__Exercise brief__: Faithfully return all lines, omitting every embedded picture.

━━━━━━

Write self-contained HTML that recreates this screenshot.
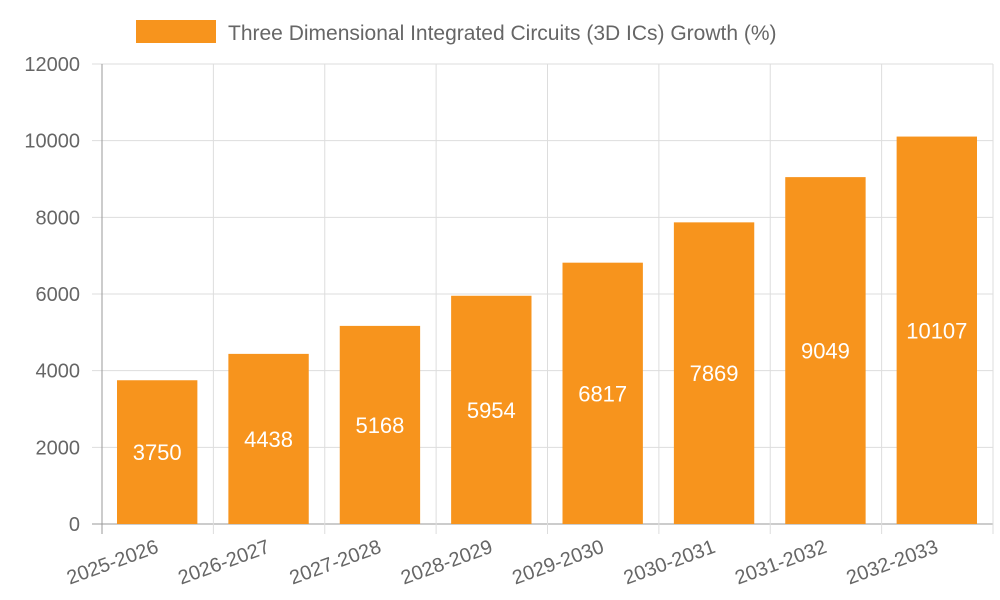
<!DOCTYPE html>
<html><head><meta charset="utf-8"><style>
body{margin:0;background:#fff;}
svg{display:block;font-family:"Liberation Sans",Arial,sans-serif;}
</style></head><body>
<svg id="chart" width="1000" height="600" xmlns="http://www.w3.org/2000/svg">
<g id="legend">
<rect x="136" y="20" width="80" height="23" fill="#f7941d"/>
<text x="228" y="40" font-size="21" fill="#666">Three Dimensional Integrated Circuits (3D ICs) Growth (%)</text>
</g>
<g id="grid"></g><g id="bars"></g><g id="axes"></g>
</svg>
<script>
const categories=["2025-2026","2026-2027","2027-2028","2028-2029","2029-2030","2030-2031","2031-2032","2032-2033"];
const values=[3750,4438,5168,5954,6817,7869,9049,10107];
const yTicks=[0,2000,4000,6000,8000,10000,12000];
const NS="http://www.w3.org/2000/svg";
const X0=102,X1=993,Y0=524,Y1=64,YMAX=12000;
const step=(X1-X0)/categories.length;
const xs=i=>X0+i*step;
const ys=v=>Y0-(v/YMAX)*(Y0-Y1);
function mk(tag,attrs,parent,text){const e=document.createElementNS(NS,tag);for(const k in attrs)e.setAttribute(k,attrs[k]);if(text!==undefined)e.textContent=text;parent.appendChild(e);return e;}
const grid=document.getElementById('grid'),bars=document.getElementById('bars'),axes=document.getElementById('axes');
yTicks.forEach(t=>{const y=ys(t);
 const l=mk('line',{x1:X0-10,x2:X1,y1:y,y2:y,stroke:t===0?'#999':'#ddd','stroke-width':1},grid);
 
 
 const tx=mk('text',{x:X0-22,y:y+7,'text-anchor':'end','font-size':20,fill:'#666'},axes,String(t));
 
 
});
for(let i=1;i<=categories.length;i++){const x=xs(i);
 const l=mk('line',{x1:x,x2:x,y1:Y1,y2:Y0+10,stroke:'#ddd','stroke-width':1},grid);
 
 
}
const ax=mk('line',{x1:X0,x2:X0,y1:Y1,y2:Y0+10,stroke:'#999','stroke-width':1},axes);


categories.forEach((c,i)=>{
 const bx=xs(i)+15,bw=step-31,y=ys(values[i]);
 const r=mk('rect',{x:bx,y:y,width:bw,height:Y0-y,fill:'#f7941d'},bars);
 
 
 const v=mk('text',{x:bx+bw/2,y:(y+Y0)/2+8,'text-anchor':'middle','font-size':22,fill:'#fff'},bars,String(values[i]));
 
 
 const cx=xs(i)+step/2+2;
 const t=mk('text',{x:cx,y:Y0+28,'text-anchor':'end','font-size':20,fill:'#666',transform:`rotate(-20 ${cx} ${Y0+28})`},axes,c);
 
 
});
</script>
</body></html>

━━━━━━

__Response to this task__:
Write self-contained HTML that recreates this screenshot.
<!DOCTYPE html>
<html><head><meta charset="utf-8"><style>
body{margin:0;background:#fff;}
svg{display:block;font-family:"Liberation Sans",Arial,sans-serif;}
</style></head><body>
<svg id="chart" width="1000" height="600" xmlns="http://www.w3.org/2000/svg">
<g id="legend">
<rect x="136" y="20" width="80" height="23" fill="#f7941d"/>
<text x="228" y="40" font-size="21" fill="#666">Three Dimensional Integrated Circuits (3D ICs) Growth (%)</text>
</g>
<g id="grid"></g><g id="bars"></g><g id="axes"></g>
</svg>
<script>
const categories=["2025-2026","2026-2027","2027-2028","2028-2029","2029-2030","2030-2031","2031-2032","2032-2033"];
const values=[3750,4438,5168,5954,6817,7869,9049,10107];
const yTicks=[0,2000,4000,6000,8000,10000,12000];
const NS="http://www.w3.org/2000/svg";
const X0=102,X1=993,Y0=524,Y1=64,YMAX=12000;
const step=(X1-X0)/categories.length;
const xs=i=>X0+i*step;
const ys=v=>Y0-(v/YMAX)*(Y0-Y1);
function mk(tag,attrs,parent,text){const e=document.createElementNS(NS,tag);for(const k in attrs)e.setAttribute(k,attrs[k]);if(text!==undefined)e.textContent=text;parent.appendChild(e);return e;}
const grid=document.getElementById('grid'),bars=document.getElementById('bars'),axes=document.getElementById('axes');
yTicks.forEach(t=>{const y=ys(t);
 const l=mk('line',{x1:X0-10,x2:X1,y1:y,y2:y,stroke:t===0?'#999':'#ddd','stroke-width':1},grid);
 
 
 const tx=mk('text',{x:X0-22,y:y+7,'text-anchor':'end','font-size':20,fill:'#666'},axes,String(t));
 
 
});
for(let i=1;i<=categories.length;i++){const x=xs(i);
 const l=mk('line',{x1:x,x2:x,y1:Y1,y2:Y0+10,stroke:'#ddd','stroke-width':1},grid);
 
 
}
const ax=mk('line',{x1:X0,x2:X0,y1:Y1,y2:Y0+10,stroke:'#999','stroke-width':1},axes);


categories.forEach((c,i)=>{
 const bx=xs(i)+15,bw=step-31,y=ys(values[i]);
 const r=mk('rect',{x:bx,y:y,width:bw,height:Y0-y,fill:'#f7941d'},bars);
 
 
 const v=mk('text',{x:bx+bw/2,y:(y+Y0)/2+8,'text-anchor':'middle','font-size':22,fill:'#fff'},bars,String(values[i]));
 
 
 const cx=xs(i)+step/2+2;
 const t=mk('text',{x:cx,y:Y0+28,'text-anchor':'end','font-size':20,fill:'#666',transform:`rotate(-20 ${cx} ${Y0+28})`},axes,c);
 
 
});
</script>
</body></html>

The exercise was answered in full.